═════ Dataset excerpt ═════

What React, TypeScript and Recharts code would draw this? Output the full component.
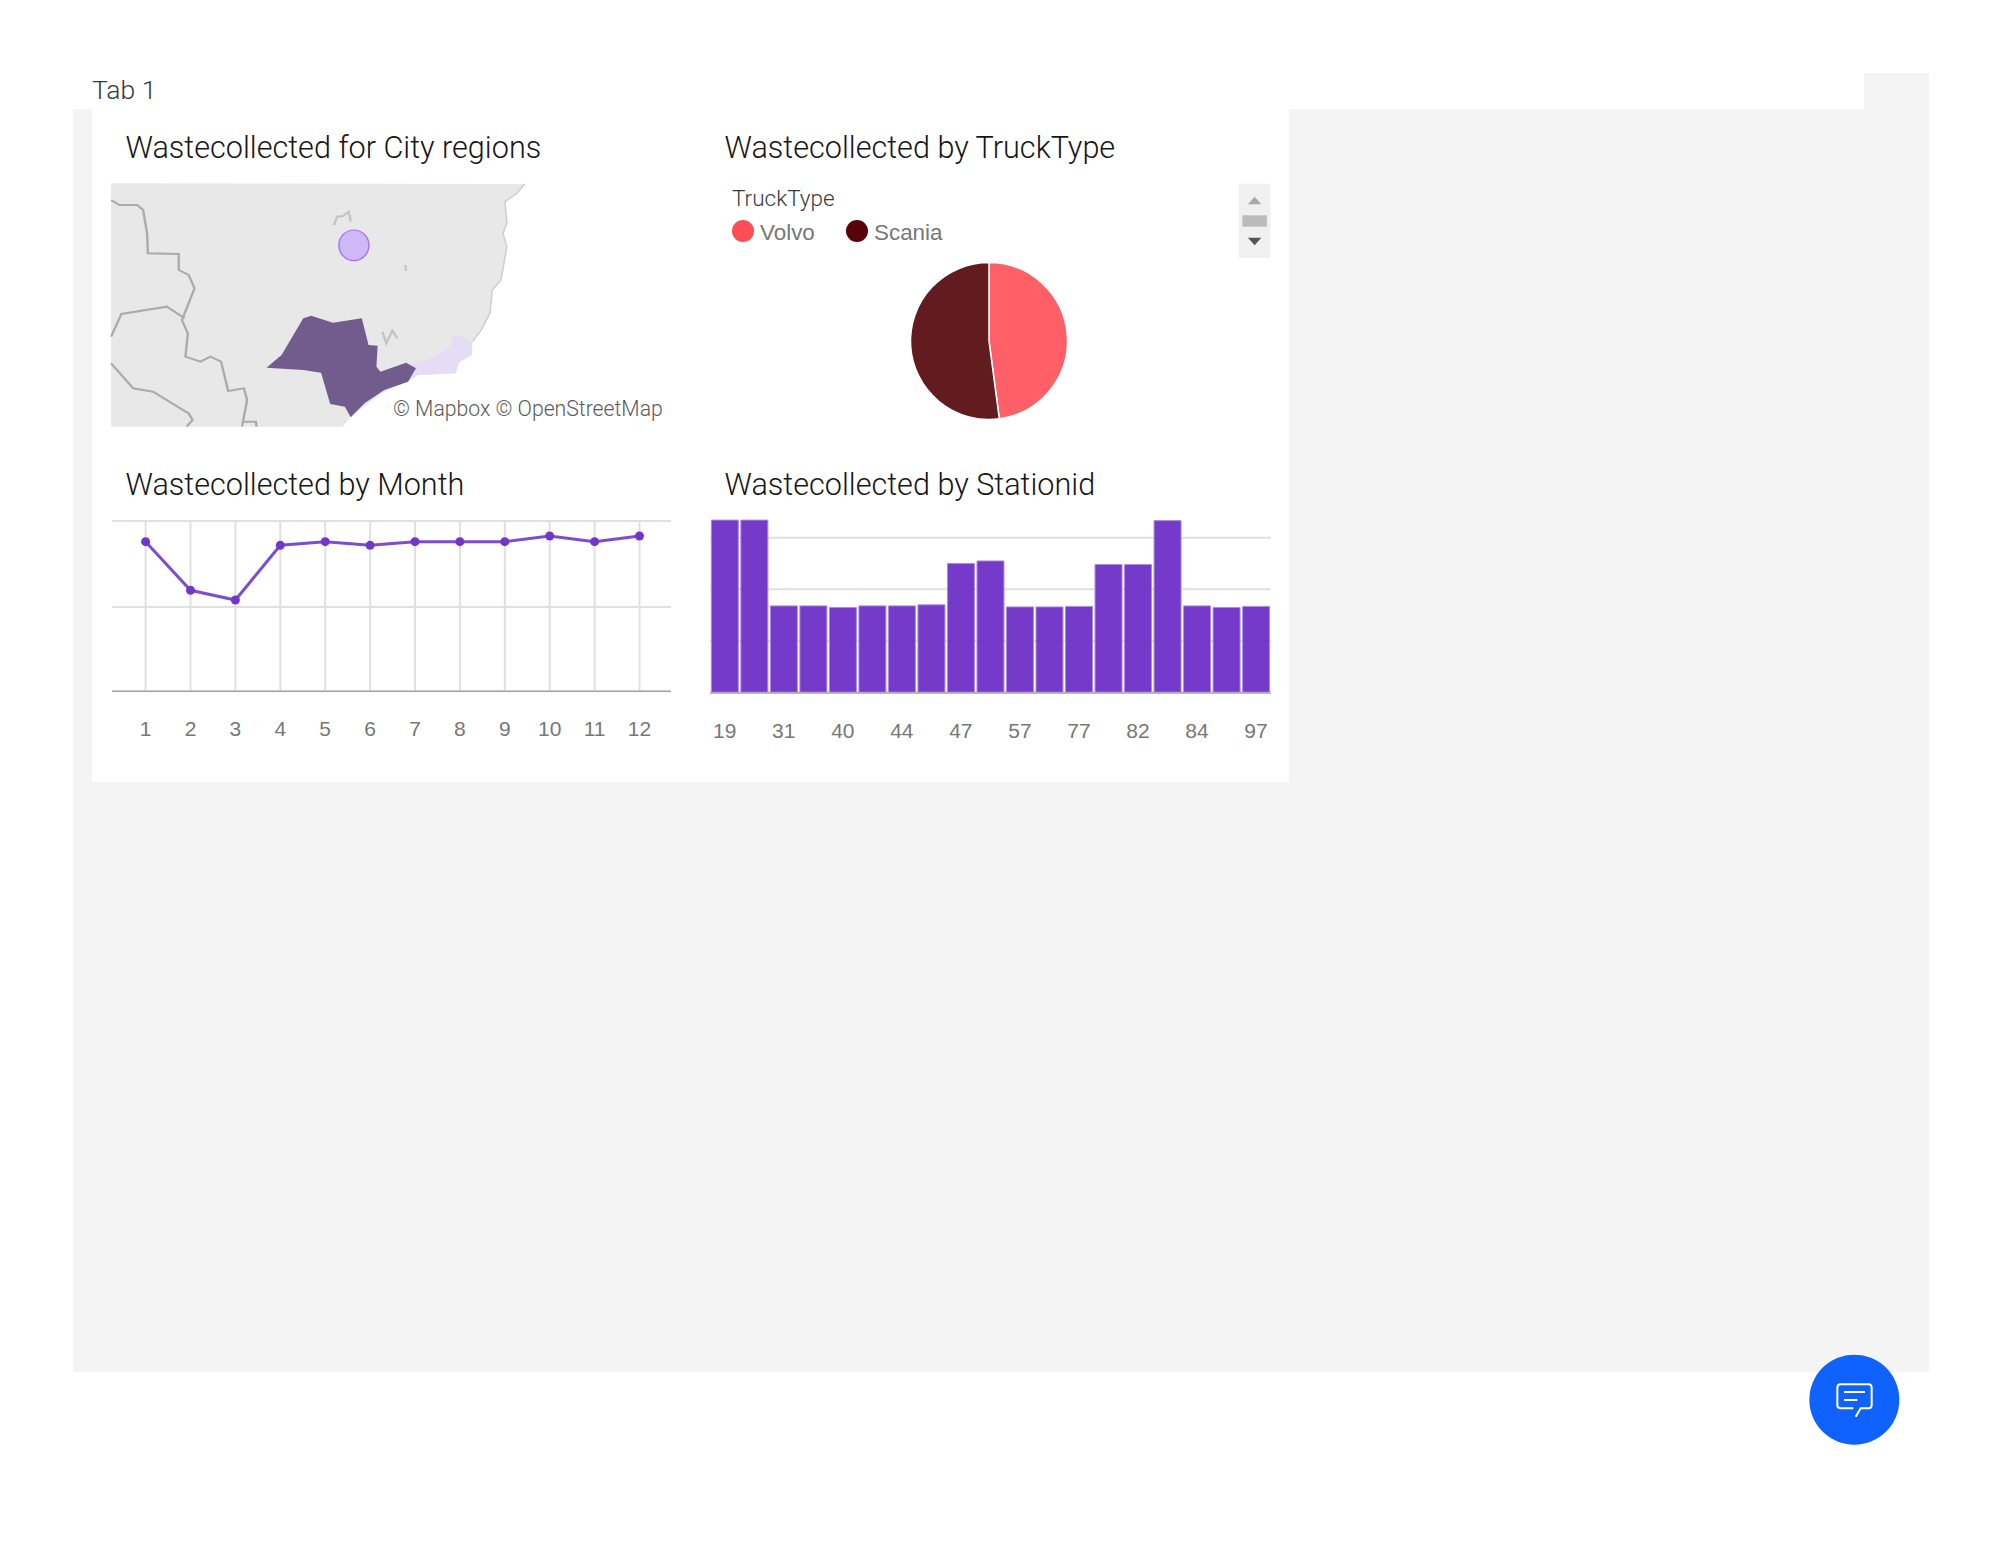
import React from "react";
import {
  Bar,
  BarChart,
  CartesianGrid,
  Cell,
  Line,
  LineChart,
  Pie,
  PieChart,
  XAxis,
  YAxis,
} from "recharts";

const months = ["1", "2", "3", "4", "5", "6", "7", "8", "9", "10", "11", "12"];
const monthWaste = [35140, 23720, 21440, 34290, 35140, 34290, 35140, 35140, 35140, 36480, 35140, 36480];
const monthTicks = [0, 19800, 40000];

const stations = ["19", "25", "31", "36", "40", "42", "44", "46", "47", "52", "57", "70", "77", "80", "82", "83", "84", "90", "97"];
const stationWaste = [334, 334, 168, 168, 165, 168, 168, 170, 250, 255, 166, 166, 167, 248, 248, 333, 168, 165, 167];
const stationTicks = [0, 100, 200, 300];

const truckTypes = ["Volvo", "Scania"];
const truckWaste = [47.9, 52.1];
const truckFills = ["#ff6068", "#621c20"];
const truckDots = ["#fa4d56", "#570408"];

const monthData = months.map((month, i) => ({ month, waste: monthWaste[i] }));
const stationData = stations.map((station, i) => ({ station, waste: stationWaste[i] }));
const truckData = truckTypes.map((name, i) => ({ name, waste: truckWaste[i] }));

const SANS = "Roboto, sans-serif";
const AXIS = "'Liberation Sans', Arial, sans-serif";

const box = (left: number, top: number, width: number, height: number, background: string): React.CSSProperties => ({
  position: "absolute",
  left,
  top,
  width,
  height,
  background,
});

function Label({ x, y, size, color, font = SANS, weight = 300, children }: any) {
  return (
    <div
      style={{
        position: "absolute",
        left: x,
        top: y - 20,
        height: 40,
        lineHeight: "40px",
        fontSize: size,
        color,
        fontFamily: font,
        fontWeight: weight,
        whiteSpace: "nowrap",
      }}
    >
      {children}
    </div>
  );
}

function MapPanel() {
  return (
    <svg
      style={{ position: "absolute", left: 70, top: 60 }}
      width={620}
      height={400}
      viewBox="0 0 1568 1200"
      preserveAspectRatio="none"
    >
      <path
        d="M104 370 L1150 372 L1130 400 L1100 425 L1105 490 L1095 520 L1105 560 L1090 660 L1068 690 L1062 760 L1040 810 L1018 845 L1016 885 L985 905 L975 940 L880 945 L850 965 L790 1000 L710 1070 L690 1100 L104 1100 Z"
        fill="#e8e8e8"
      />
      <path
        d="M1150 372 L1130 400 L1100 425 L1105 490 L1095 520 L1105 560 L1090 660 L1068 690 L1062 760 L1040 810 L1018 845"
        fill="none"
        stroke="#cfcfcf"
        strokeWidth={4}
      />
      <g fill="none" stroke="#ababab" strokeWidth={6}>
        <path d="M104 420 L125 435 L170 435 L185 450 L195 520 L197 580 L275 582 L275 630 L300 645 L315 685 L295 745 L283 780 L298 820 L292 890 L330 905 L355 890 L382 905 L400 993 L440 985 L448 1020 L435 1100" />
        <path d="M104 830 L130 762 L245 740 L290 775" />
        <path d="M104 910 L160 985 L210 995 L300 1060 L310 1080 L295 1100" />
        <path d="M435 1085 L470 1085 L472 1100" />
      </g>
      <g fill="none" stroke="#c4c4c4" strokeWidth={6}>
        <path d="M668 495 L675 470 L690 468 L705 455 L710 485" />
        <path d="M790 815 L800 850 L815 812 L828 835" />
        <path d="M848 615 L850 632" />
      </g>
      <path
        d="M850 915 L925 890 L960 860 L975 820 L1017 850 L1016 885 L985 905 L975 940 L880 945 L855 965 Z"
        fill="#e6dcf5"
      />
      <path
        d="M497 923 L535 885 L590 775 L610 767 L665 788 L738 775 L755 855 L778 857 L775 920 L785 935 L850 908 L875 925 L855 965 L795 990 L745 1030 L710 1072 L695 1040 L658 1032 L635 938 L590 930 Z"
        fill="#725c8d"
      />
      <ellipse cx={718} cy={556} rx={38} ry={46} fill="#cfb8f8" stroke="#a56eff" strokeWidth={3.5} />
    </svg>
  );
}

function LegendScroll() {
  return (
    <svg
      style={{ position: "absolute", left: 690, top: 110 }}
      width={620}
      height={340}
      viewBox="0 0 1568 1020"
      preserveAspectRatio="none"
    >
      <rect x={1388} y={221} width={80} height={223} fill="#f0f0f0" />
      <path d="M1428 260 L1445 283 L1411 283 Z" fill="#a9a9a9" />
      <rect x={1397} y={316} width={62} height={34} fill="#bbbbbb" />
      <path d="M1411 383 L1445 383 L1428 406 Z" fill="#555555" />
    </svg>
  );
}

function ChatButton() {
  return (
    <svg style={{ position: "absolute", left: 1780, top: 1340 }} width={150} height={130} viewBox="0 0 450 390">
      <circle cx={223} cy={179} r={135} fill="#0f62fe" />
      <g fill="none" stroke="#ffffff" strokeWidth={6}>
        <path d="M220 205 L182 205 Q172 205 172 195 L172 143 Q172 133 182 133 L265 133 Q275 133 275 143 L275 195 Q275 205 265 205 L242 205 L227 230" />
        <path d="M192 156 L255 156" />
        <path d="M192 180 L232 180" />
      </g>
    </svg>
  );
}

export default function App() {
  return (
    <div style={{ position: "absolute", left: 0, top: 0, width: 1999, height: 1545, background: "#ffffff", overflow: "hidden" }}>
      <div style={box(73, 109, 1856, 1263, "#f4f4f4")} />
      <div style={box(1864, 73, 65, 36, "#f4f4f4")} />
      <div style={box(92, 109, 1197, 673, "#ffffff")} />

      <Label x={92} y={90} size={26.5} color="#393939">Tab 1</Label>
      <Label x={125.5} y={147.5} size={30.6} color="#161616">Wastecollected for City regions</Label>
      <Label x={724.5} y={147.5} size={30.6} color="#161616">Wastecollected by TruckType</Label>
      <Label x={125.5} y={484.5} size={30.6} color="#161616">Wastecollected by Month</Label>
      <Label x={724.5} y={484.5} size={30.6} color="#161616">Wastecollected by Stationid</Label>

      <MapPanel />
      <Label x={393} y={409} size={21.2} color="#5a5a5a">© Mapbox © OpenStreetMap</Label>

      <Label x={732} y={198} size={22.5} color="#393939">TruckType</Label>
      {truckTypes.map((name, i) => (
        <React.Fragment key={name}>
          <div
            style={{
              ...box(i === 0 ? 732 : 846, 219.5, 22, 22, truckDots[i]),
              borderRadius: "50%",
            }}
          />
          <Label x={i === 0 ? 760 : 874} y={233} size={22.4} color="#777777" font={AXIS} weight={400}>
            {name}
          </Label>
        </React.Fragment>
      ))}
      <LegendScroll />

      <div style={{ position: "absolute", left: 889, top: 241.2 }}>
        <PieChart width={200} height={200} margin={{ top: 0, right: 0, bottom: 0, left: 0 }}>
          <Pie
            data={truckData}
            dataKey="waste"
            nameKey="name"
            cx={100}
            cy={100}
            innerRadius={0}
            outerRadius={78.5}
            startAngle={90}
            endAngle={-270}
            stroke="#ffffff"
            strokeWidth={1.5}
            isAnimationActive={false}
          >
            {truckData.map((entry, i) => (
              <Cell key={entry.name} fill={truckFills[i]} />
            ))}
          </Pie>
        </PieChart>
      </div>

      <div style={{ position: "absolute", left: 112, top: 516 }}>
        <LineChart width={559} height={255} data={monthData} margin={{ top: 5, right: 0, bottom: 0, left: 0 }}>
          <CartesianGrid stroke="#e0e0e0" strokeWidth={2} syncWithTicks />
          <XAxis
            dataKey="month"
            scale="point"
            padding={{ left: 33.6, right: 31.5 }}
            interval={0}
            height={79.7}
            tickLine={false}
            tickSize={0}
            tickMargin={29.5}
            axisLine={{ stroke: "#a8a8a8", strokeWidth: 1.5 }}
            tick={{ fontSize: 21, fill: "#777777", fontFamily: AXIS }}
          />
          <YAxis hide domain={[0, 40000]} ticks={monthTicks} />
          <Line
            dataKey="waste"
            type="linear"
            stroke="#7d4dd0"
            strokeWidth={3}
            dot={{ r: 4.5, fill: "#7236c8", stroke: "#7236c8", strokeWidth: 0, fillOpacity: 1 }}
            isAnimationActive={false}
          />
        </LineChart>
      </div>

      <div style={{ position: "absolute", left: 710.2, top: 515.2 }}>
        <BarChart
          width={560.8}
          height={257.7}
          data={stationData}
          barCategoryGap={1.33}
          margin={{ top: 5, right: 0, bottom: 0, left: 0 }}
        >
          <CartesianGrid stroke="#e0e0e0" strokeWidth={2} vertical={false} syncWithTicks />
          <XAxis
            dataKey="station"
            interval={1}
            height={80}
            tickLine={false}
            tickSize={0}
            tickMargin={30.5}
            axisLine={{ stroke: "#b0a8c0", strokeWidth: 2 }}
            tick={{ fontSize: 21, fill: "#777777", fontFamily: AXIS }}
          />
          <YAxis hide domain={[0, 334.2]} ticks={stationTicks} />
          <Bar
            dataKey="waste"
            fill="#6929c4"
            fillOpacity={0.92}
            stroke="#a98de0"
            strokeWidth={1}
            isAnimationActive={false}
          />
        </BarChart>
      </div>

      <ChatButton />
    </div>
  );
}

═════

= Set exercise =
Omit the pictures, then repeat exactly each line from the beginning of the listing through the line with "const stationTicks = [0, 100, 200, 300];".

= Written answer =
What React, TypeScript and Recharts code would draw this? Output the full component.
import React from "react";
import {
  Bar,
  BarChart,
  CartesianGrid,
  Cell,
  Line,
  LineChart,
  Pie,
  PieChart,
  XAxis,
  YAxis,
} from "recharts";

const months = ["1", "2", "3", "4", "5", "6", "7", "8", "9", "10", "11", "12"];
const monthWaste = [35140, 23720, 21440, 34290, 35140, 34290, 35140, 35140, 35140, 36480, 35140, 36480];
const monthTicks = [0, 19800, 40000];

const stations = ["19", "25", "31", "36", "40", "42", "44", "46", "47", "52", "57", "70", "77", "80", "82", "83", "84", "90", "97"];
const stationWaste = [334, 334, 168, 168, 165, 168, 168, 170, 250, 255, 166, 166, 167, 248, 248, 333, 168, 165, 167];
const stationTicks = [0, 100, 200, 300];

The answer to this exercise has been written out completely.